Exercise goal :: Look for the line containing "Output the Python" and the line containing "return 1 - y / H"; retype them and all lines between, exactly, and leave out the pictures.
******************************
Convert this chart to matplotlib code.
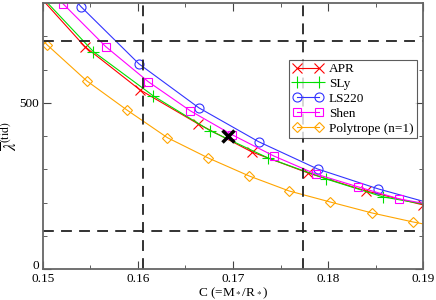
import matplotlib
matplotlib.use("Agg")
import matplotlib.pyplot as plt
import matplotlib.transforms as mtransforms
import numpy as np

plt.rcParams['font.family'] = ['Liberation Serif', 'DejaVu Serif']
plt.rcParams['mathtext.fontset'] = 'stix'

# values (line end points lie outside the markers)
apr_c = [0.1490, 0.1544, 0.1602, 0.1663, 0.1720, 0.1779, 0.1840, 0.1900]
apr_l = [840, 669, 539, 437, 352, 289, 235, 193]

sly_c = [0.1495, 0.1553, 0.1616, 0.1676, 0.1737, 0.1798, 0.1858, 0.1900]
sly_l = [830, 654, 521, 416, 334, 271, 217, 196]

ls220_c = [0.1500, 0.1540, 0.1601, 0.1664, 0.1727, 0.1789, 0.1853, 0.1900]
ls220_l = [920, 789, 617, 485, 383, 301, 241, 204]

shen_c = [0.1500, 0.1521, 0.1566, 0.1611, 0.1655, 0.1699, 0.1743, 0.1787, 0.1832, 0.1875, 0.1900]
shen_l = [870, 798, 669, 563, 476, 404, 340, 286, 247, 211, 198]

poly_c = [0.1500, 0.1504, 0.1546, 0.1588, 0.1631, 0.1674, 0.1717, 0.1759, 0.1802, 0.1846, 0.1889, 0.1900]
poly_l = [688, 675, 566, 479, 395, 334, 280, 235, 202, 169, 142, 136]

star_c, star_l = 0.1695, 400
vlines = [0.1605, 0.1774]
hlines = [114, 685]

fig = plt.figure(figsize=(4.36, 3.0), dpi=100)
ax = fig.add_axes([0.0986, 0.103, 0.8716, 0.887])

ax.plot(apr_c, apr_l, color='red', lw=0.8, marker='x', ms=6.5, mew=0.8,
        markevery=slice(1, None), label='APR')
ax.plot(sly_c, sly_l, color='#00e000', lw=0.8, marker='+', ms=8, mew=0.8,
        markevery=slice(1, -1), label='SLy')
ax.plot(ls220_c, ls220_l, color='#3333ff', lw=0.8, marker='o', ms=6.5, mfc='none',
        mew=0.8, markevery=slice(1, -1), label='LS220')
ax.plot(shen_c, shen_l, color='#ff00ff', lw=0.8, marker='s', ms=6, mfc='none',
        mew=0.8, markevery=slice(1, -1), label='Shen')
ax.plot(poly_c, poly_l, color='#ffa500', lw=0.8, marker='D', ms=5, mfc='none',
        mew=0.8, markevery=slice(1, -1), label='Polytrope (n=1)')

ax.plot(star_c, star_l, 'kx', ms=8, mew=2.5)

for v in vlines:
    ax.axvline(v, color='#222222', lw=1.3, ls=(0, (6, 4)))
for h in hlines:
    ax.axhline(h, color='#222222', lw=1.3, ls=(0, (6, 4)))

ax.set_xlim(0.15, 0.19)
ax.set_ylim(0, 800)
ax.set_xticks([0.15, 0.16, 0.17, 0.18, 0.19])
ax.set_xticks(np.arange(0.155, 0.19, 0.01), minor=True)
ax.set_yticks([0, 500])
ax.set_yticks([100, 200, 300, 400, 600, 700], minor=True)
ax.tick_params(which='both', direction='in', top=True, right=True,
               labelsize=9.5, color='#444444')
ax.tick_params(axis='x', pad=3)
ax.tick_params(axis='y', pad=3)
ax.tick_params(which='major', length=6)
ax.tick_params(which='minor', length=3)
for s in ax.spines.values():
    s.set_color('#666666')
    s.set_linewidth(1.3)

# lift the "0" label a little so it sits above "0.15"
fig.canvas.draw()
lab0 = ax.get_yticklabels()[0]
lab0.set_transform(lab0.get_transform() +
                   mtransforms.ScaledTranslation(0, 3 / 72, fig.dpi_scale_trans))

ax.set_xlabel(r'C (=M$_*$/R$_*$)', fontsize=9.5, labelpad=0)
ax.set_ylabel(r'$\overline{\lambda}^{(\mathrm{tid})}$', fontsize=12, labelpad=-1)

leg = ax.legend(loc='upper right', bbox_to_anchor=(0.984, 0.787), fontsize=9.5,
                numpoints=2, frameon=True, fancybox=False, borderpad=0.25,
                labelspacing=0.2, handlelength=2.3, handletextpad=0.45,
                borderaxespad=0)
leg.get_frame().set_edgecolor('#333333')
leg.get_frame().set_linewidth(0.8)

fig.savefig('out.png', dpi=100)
******************************
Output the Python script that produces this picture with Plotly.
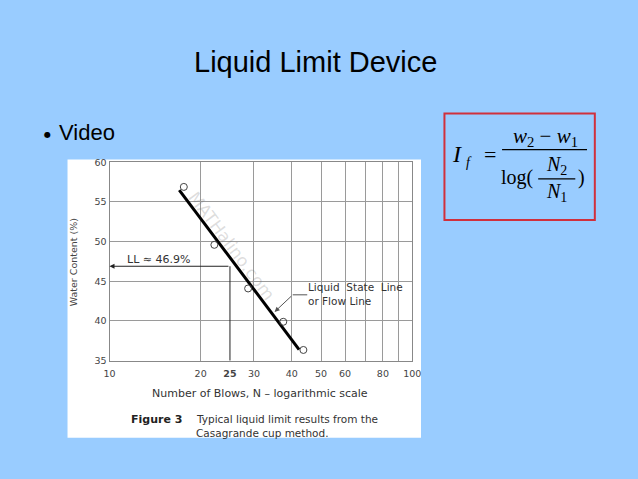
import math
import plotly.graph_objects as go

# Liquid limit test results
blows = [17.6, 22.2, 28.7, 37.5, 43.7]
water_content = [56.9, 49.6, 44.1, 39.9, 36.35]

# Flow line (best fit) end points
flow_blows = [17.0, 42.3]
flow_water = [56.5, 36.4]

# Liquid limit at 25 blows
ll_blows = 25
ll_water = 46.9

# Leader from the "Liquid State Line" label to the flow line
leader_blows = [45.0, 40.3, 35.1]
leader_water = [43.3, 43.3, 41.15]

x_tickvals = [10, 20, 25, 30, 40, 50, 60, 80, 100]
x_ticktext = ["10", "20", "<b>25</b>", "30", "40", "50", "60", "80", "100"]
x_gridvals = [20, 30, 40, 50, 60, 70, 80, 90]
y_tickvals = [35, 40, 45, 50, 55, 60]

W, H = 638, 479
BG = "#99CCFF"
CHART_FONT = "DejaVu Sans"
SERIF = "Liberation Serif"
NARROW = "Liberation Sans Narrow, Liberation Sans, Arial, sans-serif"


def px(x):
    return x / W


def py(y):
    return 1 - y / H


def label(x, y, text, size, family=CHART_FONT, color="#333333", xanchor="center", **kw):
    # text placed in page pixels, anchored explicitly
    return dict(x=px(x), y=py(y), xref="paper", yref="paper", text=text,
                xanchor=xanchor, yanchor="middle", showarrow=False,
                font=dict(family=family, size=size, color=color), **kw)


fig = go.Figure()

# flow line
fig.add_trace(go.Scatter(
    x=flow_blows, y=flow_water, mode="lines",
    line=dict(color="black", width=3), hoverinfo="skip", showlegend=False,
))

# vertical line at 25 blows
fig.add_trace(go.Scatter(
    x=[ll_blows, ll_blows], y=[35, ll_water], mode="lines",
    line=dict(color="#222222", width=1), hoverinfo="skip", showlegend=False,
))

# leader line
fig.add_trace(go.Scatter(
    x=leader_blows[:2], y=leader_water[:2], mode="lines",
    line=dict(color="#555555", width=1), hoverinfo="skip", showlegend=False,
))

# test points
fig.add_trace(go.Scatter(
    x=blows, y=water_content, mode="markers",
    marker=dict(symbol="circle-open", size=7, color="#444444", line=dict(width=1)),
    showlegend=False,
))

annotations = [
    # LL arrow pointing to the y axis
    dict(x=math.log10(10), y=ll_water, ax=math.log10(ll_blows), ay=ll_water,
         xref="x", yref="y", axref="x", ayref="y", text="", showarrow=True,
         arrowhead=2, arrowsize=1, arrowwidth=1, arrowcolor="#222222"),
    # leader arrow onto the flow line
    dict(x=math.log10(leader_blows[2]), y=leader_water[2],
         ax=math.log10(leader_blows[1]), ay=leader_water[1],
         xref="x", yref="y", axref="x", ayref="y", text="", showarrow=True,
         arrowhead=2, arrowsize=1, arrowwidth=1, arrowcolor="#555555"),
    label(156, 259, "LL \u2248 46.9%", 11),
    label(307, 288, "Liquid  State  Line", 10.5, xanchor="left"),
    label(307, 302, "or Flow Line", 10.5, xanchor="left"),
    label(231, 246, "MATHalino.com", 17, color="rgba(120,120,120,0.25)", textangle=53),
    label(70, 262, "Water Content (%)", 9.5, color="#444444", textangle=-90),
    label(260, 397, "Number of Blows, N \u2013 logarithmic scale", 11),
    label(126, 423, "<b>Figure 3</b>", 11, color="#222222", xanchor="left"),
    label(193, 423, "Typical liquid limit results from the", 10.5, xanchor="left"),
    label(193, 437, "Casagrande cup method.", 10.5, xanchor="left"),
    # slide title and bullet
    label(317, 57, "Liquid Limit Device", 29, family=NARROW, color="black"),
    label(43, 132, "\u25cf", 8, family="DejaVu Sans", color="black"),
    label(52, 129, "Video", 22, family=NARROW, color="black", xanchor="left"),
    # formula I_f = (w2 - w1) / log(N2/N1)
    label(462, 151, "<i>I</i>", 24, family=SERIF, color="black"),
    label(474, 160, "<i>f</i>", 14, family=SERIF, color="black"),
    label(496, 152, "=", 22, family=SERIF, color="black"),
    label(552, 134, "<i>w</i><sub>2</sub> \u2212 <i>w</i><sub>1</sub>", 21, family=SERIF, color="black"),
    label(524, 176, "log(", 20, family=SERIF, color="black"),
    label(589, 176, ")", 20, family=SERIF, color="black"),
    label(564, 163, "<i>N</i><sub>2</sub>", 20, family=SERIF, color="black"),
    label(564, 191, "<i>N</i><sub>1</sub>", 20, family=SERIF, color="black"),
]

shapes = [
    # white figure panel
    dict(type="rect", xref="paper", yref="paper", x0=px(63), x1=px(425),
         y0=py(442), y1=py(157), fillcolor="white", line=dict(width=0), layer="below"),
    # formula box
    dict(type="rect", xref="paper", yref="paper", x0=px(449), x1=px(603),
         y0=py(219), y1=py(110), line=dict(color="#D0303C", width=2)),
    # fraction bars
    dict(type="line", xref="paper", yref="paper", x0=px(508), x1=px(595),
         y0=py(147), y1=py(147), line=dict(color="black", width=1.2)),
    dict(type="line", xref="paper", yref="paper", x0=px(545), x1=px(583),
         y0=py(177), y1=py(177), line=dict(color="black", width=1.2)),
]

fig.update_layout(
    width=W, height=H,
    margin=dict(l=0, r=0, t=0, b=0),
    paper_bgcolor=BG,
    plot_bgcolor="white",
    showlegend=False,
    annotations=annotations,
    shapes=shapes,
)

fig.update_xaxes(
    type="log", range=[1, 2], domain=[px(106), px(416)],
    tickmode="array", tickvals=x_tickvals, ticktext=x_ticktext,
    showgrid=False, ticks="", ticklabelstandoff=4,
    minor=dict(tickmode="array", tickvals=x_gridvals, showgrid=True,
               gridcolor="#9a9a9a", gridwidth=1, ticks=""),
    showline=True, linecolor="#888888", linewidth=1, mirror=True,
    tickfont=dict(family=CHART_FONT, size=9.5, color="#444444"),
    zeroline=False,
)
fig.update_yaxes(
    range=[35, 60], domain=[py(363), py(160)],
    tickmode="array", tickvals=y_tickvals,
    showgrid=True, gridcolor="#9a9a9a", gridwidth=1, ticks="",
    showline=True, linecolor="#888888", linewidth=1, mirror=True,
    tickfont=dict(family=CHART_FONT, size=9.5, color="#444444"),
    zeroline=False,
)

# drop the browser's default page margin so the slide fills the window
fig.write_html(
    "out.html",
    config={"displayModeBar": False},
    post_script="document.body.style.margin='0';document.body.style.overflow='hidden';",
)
******************************
Exercise solution ::
Output the Python script that produces this picture with Plotly.
import math
import plotly.graph_objects as go

# Liquid limit test results
blows = [17.6, 22.2, 28.7, 37.5, 43.7]
water_content = [56.9, 49.6, 44.1, 39.9, 36.35]

# Flow line (best fit) end points
flow_blows = [17.0, 42.3]
flow_water = [56.5, 36.4]

# Liquid limit at 25 blows
ll_blows = 25
ll_water = 46.9

# Leader from the "Liquid State Line" label to the flow line
leader_blows = [45.0, 40.3, 35.1]
leader_water = [43.3, 43.3, 41.15]

x_tickvals = [10, 20, 25, 30, 40, 50, 60, 80, 100]
x_ticktext = ["10", "20", "<b>25</b>", "30", "40", "50", "60", "80", "100"]
x_gridvals = [20, 30, 40, 50, 60, 70, 80, 90]
y_tickvals = [35, 40, 45, 50, 55, 60]

W, H = 638, 479
BG = "#99CCFF"
CHART_FONT = "DejaVu Sans"
SERIF = "Liberation Serif"
NARROW = "Liberation Sans Narrow, Liberation Sans, Arial, sans-serif"


def px(x):
    return x / W


def py(y):
    return 1 - y / H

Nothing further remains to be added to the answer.